I interviewed Cathy from the bookshop and wanted to share some of her answers with you so that you can get a behind the scenes look at what it’s like to run a bookshop.
What’s your favorite time of year to read?
I love to read year round. But I love sitting outside to read so the summer in Houston does not lend itself to that in the evening. I do love sitting outside to read in the morning when the birds are waking up.
How was your store founded?
The previous owner, Musabelle Naut, opened Musabelle’s Books in 1973. I bought the shop from her in 1996 and renamed it Blue Willow Bookshop. And don’t ask me why! No real reason other than I liked to read and I wasn’t really good at PTA.
What’s one thing about your store that you want everyone to know – but maybe they don’t know?

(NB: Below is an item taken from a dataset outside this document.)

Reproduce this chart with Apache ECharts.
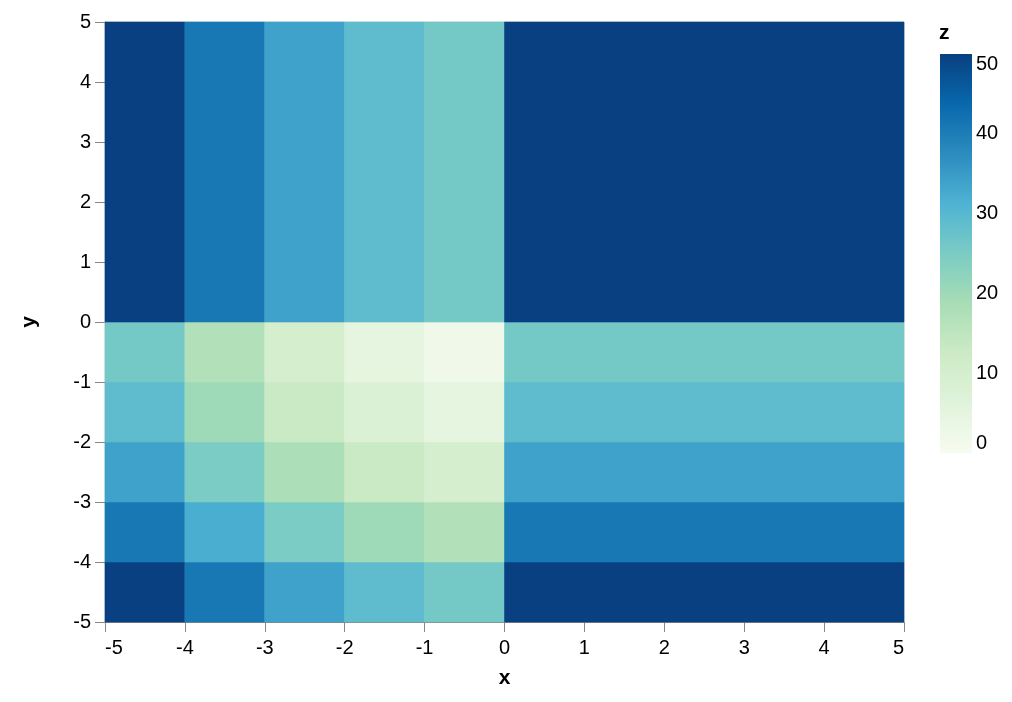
<!DOCTYPE html>
<html>
<head>
<meta charset="utf-8">
<script src="https://cdn.jsdelivr.net/npm/echarts@6/dist/echarts.min.js"></script>
<style>
html,body{margin:0;padding:0;background:#fff;}
#chart{width:1012px;height:702px;}
</style>
</head>
<body>
<div id="chart"></div>
<script>
// Bin edges along x and y (the last bin on each axis spans 0..5)
var xEdges = [-5, -4, -3, -2, -1, 0, 5];
var yEdges = [-5, -4, -3, -2, -1, 0, 5];
// z values, one row per y bin (bottom to top), one column per x bin (left to right)
var zRow1 = [50, 41, 34, 29, 26, 50]; // y -5..-4
var zRow2 = [41, 32, 25, 20, 17, 41]; // y -4..-3
var zRow3 = [34, 25, 18, 13, 10, 34]; // y -3..-2
var zRow4 = [29, 20, 13, 8, 5, 29];   // y -2..-1
var zRow5 = [26, 17, 10, 5, 2, 26];   // y -1..0
var zRow6 = [50, 41, 34, 29, 26, 50]; // y 0..5
var zRows = [zRow1, zRow2, zRow3, zRow4, zRow5, zRow6];
// Axis ticks
var axisTicks = [-5, -4, -3, -2, -1, 0, 1, 2, 3, 4, 5];
var legendTicks = [0, 10, 20, 30, 40, 50];
// greenblue colour scheme
var schemeColors = ['#f7fcf0', '#e0f3db', '#ccebc5', '#a8ddb5', '#7bccc4', '#4eb3d3', '#2b8cbe', '#0868ac', '#084081'];

var FONT = '"Liberation Sans", Arial, Helvetica, sans-serif';

var cells = [];
for (var j = 0; j < zRows.length; j++) {
  for (var i = 0; i < zRows[j].length; i++) {
    cells.push([xEdges[i], xEdges[i + 1], yEdges[j], yEdges[j + 1], zRows[j][i]]);
  }
}

var chart = echarts.init(document.getElementById('chart'), null, {renderer: 'canvas'});

var labelStyle = {color: '#000', fontSize: 20, fontFamily: FONT};
var titleStyle = {color: '#000', fontSize: 21, fontWeight: 'bold', fontFamily: FONT};

var option = {
  animation: false,
  textStyle: {fontFamily: FONT},
  title: {text: 'z', left: 939, top: 23, padding: 0, textStyle: titleStyle},
  grid: [
    {left: 105, top: 22, width: 799, height: 600, show: true, borderColor: '#ddd', borderWidth: 1, backgroundColor: 'transparent'},
    {left: 940, top: 54, width: 32, height: 399}
  ],
  xAxis: [
    {
      gridIndex: 0, type: 'value', min: axisTicks[0], max: axisTicks[axisTicks.length - 1], interval: 1,
      name: 'x', nameLocation: 'middle', nameGap: 46,
      nameTextStyle: titleStyle,
      axisLine: {show: true, onZero: false, lineStyle: {color: '#888', width: 1}},
      axisTick: {show: true, length: 10, lineStyle: {color: '#888'}},
      axisLabel: Object.assign({margin: 16, alignMinLabel: 'left', alignMaxLabel: 'right'}, labelStyle),
      splitLine: {show: false}
    },
    {gridIndex: 1, type: 'value', min: 0, max: 1, show: false}
  ],
  yAxis: [
    {
      gridIndex: 0, type: 'value', min: axisTicks[0], max: axisTicks[axisTicks.length - 1], interval: 1,
      name: 'y', nameLocation: 'middle', nameGap: 65,
      nameTextStyle: titleStyle,
      axisLine: {show: true, onZero: false, lineStyle: {color: '#888', width: 1}},
      axisTick: {show: true, length: 10, lineStyle: {color: '#888'}},
      axisLabel: Object.assign({margin: 14}, labelStyle),
      splitLine: {show: false}
    },
    {
      gridIndex: 1, type: 'value', position: 'right', min: legendTicks[0], max: legendTicks[legendTicks.length - 1], interval: 10,
      axisLine: {show: false}, axisTick: {show: false}, splitLine: {show: false},
      axisLabel: Object.assign({margin: 4, verticalAlignMinLabel: 'bottom', verticalAlignMaxLabel: 'top'}, labelStyle)
    }
  ],
  visualMap: {
    type: 'continuous', show: false, seriesIndex: 0, dimension: 4,
    min: legendTicks[0], max: legendTicks[legendTicks.length - 1],
    inRange: {color: schemeColors}
  },
  series: [
    {
      type: 'custom', xAxisIndex: 0, yAxisIndex: 0, z: 5,
      encode: {x: [0, 1], y: [2, 3]},
      data: cells,
      renderItem: function (params, api) {
        var p0 = api.coord([api.value(0), api.value(3)]);
        var p1 = api.coord([api.value(1), api.value(2)]);
        var c = api.visual('color');
        return {
          type: 'rect',
          shape: {x: p0[0], y: p0[1], width: p1[0] - p0[0], height: p1[1] - p0[1]},
          style: {fill: c, stroke: c, lineWidth: 0.6}
        };
      }
    },
    {
      type: 'custom', xAxisIndex: 1, yAxisIndex: 1, silent: true,
      data: [[0, 1, legendTicks[0], legendTicks[legendTicks.length - 1]]],
      encode: {x: [0, 1], y: [2, 3]},
      renderItem: function (params, api) {
        var p0 = api.coord([api.value(0), api.value(3)]);
        var p1 = api.coord([api.value(1), api.value(2)]);
        var stops = schemeColors.map(function (col, k) {
          return {offset: 1 - k / (schemeColors.length - 1), color: col};
        }).reverse();
        return {
          type: 'rect',
          shape: {x: p0[0], y: p0[1], width: p1[0] - p0[0], height: p1[1] - p0[1]},
          style: {fill: new echarts.graphic.LinearGradient(0, 0, 0, 1, stops)}
        };
      }
    }
  ]
};
chart.setOption(option);
</script>
</body>
</html>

My favorite part is that our team loves each other. We really work hard to celebrate life’s joys and share in sorrow as well. When you walk in, there is life there!!
What’s your favorite part of working at an independent bookstore?
I love talking to people of all ages about books. Just today, a young boy was thrilled to find the next book in a favorite author’s series. We bonded over that. I also love when someone tells me that a book I recommended opened their eyes to a different culture or a different lifestyle.
Has anyone ever done anything non-bookish in your store, like get engaged or celebrate a birthday?
No engagements but definitely a few birthdays. We almost had a wedding reception! Magical things happen here every day. Most are very small but their memories are what make this place “our corner of paradise.”